Deep Dive: How the Court Reached Its Decision
Court’s Review of the Settlement
The court began its analysis by noting that under the Fair Labor Standards Act (FLSA), any proposed settlement must undergo scrutiny to ensure it is fair and reasonable. The court relied on the precedent set in Lynn's Food Stores, which established that a settlement must represent a fair resolution of a bona fide dispute regarding FLSA provisions. In this instance, the plaintiffs contended that the defendant had improperly calculated their overtime pay by excluding non-discretionary bonuses from the regular rate. The defendant, on the other hand, maintained that it had correctly calculated overtime compensation, asserting that any bonuses excluded were discretionary. This disagreement indicated a genuine dispute over both liability and damages, which justified the court's review of the proposed settlement.

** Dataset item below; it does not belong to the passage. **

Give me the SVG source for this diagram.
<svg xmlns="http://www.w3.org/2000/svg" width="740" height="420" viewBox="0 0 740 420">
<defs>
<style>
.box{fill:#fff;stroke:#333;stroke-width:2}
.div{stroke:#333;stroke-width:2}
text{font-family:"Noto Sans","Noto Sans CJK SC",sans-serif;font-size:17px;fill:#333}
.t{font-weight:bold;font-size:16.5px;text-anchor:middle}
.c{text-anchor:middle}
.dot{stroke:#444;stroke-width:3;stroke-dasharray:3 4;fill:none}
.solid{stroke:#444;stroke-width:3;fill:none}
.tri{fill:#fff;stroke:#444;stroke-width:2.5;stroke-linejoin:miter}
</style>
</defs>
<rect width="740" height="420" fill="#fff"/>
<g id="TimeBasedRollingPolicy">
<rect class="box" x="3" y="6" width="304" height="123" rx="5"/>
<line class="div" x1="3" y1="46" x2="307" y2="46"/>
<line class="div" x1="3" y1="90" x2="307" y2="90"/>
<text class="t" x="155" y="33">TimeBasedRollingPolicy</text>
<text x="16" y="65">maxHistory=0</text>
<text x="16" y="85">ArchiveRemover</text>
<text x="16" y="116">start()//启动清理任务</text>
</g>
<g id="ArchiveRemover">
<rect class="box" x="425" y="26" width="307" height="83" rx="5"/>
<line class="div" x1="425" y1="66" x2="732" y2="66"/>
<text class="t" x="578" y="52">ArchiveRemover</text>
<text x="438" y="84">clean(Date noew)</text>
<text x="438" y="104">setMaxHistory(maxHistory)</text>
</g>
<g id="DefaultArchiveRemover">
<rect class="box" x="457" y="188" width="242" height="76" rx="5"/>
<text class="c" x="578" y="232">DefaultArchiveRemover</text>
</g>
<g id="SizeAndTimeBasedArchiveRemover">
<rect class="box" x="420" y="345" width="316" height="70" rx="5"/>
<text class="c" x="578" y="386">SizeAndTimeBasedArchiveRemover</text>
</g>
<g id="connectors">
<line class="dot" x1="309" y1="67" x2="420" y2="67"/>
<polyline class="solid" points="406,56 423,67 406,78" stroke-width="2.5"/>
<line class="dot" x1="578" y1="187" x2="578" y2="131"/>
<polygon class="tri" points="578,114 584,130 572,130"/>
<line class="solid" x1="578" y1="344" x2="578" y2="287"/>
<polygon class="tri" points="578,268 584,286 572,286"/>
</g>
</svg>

The court determined that the parties had engaged in meaningful negotiations and reached an agreement that warranted judicial approval.
Assessment of the Settlement Amount
The court observed that the total settlement amount of $5,557.40, while modest, provided significant benefits to the plaintiffs. Each plaintiff was set to receive more than 100% of the calculated damages according to the plaintiffs' counsel, including provisions for liquidated damages. Moreover, the settlement agreement included a minimum payout of $100 for those plaintiffs whose total calculated damages were less than that amount, ensuring that all plaintiffs received a meaningful recovery. This aspect of the settlement demonstrated the parties' commitment to fairly compensating the affected employees. The court found that these terms contributed to the overall fairness of the settlement, as they recognized the varying levels of damages among plaintiffs. The court thus concluded that the settlement amount was reasonable given the circumstances of the case.
Attorney’s Fees Consideration
The court also addressed the allocation of attorney's fees within the settlement agreement, which amounted to $10,942.60, representing 45% of the total billed amount by the plaintiffs' counsel. The court noted that plaintiffs' counsel had incurred over $24,000 in billed fees for various legal services, including preliminary investigations, drafting the complaint, and negotiating the settlement. By approving the attorney's fees, the court recognized the substantial effort put forth by counsel in advancing the plaintiffs' claims and negotiating a settlement. The court emphasized that the fee structure was reasonable in light of the services rendered and the outcomes achieved for the plaintiffs. This consideration of attorney's fees further reinforced the court's determination that the overall settlement was equitable and justified.
Conclusion on Fairness and Reasonableness
Ultimately, the court concluded that the proposed settlement agreement was a fair and reasonable resolution of the dispute over unpaid overtime wages under the FLSA. The court's reasoning highlighted the bona fide dispute between the parties regarding liability and damages, which justified the need for court oversight. The settlement provided a substantial recovery for the plaintiffs, exceeding their calculated damages, while also ensuring that attorney's fees were appropriately compensated. The court acknowledged the importance of protecting the rights of employees under the FLSA and recognized that the settlement achieved this goal. As a result, the court granted the joint motion for approval of the settlement, dismissing the case with prejudice while retaining jurisdiction to enforce the terms of the agreement.